EXERCISE:
Starting at the line that contains "Reproduce this chart with matplotlib.", copy every line down to the line that contains "grå = '#595959'", inclusive, exactly as it stands. Omit all other lines.

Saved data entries

=-=-=

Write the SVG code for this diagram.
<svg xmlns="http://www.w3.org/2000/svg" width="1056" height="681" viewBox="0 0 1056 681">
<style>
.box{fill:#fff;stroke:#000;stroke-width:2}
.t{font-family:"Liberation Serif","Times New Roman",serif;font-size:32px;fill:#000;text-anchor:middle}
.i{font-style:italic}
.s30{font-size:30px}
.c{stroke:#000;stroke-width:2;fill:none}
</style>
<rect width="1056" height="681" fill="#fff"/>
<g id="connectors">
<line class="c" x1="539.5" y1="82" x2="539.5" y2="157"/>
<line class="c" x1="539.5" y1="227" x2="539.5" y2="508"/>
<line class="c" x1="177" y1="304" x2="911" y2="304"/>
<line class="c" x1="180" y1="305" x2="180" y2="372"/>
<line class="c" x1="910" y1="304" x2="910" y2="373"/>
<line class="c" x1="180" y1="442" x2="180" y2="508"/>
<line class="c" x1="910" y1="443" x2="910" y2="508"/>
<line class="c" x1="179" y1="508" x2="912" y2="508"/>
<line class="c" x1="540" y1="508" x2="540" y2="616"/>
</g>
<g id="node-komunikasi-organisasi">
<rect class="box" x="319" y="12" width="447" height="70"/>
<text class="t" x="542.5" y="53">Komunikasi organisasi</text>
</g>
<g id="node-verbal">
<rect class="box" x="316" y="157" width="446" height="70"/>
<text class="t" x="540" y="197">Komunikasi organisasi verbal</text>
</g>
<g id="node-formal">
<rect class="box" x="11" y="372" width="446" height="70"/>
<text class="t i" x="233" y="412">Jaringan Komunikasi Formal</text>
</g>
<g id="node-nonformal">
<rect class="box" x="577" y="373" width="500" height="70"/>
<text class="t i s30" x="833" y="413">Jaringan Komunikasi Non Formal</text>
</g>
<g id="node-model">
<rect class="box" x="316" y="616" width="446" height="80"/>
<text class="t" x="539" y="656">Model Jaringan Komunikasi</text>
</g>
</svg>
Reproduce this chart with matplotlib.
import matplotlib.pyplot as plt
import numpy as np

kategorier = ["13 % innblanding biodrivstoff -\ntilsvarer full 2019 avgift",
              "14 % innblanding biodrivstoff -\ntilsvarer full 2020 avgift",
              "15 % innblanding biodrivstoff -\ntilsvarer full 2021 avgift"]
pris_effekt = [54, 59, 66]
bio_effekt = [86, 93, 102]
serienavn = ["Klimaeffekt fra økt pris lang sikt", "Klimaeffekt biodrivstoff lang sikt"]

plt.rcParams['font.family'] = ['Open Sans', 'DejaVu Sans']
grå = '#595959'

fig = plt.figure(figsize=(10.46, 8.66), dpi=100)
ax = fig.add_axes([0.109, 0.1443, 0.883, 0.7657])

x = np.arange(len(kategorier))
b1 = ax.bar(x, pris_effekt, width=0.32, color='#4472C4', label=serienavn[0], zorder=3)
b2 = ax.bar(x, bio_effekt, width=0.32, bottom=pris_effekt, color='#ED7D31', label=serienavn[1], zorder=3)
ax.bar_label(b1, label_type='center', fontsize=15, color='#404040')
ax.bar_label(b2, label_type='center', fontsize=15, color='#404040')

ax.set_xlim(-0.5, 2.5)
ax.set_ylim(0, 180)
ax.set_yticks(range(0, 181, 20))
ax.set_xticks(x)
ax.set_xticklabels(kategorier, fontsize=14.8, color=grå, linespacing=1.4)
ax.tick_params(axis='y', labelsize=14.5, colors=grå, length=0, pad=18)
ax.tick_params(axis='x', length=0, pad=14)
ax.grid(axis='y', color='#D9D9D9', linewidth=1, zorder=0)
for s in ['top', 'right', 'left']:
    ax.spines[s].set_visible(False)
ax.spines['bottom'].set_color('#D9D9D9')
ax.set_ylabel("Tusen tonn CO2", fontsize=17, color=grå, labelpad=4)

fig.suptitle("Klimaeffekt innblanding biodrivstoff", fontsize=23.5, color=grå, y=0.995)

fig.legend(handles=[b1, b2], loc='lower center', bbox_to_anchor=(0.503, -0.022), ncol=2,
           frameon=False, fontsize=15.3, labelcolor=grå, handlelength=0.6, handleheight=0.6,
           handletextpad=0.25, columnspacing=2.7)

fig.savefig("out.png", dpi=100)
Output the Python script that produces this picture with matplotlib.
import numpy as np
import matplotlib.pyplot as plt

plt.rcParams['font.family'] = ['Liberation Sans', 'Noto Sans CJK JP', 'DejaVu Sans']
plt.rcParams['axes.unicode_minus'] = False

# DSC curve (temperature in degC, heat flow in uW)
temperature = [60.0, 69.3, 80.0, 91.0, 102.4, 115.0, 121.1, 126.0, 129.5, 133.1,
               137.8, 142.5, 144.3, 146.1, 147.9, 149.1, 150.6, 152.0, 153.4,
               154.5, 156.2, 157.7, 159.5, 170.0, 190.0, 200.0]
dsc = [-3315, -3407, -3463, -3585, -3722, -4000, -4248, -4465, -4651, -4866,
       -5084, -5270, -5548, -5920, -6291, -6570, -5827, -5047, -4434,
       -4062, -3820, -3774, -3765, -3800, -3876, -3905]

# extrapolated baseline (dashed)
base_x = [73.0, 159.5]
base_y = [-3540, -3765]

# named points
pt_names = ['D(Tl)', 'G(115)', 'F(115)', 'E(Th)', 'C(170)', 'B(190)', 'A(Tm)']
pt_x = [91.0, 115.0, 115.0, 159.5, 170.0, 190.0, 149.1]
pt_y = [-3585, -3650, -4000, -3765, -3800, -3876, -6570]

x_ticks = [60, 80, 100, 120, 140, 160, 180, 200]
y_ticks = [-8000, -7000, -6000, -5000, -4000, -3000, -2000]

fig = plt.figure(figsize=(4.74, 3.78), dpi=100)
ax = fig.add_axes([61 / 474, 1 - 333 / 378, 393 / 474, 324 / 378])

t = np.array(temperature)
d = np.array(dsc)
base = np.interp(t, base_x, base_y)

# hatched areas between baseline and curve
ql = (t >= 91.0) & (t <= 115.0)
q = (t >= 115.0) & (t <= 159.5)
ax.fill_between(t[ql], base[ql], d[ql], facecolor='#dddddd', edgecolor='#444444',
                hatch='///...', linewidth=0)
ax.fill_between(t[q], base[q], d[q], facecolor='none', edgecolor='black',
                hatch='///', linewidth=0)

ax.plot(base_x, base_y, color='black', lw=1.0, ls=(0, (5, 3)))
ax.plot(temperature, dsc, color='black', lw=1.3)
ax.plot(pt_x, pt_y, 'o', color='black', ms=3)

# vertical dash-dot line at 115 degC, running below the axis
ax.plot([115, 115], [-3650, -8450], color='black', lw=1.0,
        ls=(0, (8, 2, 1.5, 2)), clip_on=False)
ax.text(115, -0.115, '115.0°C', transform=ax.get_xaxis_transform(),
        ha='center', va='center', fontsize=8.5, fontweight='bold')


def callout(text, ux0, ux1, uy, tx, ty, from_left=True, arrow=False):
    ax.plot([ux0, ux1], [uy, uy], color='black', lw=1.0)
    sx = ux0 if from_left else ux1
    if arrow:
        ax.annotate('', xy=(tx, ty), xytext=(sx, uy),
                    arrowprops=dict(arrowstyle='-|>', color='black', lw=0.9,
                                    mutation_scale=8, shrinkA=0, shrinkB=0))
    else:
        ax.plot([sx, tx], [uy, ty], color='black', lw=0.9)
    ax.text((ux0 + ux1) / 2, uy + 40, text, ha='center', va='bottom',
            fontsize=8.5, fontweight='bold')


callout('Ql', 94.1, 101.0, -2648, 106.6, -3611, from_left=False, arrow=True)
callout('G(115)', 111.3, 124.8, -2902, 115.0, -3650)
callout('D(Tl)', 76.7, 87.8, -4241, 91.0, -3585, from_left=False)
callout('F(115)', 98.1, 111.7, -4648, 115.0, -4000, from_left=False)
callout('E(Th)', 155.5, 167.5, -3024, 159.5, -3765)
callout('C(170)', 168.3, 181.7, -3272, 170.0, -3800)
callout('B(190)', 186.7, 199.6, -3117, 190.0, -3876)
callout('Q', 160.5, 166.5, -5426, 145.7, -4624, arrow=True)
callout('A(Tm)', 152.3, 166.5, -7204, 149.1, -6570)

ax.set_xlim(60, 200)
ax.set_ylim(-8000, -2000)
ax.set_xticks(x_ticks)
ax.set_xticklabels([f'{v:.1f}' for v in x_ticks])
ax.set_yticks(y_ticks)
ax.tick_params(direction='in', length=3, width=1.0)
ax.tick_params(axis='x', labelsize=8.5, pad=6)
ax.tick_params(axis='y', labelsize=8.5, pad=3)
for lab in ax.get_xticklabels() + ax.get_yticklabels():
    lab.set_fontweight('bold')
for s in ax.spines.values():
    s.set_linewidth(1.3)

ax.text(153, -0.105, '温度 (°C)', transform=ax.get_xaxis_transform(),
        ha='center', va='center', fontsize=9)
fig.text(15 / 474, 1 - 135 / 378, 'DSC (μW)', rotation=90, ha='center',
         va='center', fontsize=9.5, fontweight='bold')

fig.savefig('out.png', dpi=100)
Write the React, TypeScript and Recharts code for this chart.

=-=-=

OUTPUT:
Reproduce this chart with matplotlib.
import matplotlib.pyplot as plt
import numpy as np

kategorier = ["13 % innblanding biodrivstoff -\ntilsvarer full 2019 avgift",
              "14 % innblanding biodrivstoff -\ntilsvarer full 2020 avgift",
              "15 % innblanding biodrivstoff -\ntilsvarer full 2021 avgift"]
pris_effekt = [54, 59, 66]
bio_effekt = [86, 93, 102]
serienavn = ["Klimaeffekt fra økt pris lang sikt", "Klimaeffekt biodrivstoff lang sikt"]

plt.rcParams['font.family'] = ['Open Sans', 'DejaVu Sans']
grå = '#595959'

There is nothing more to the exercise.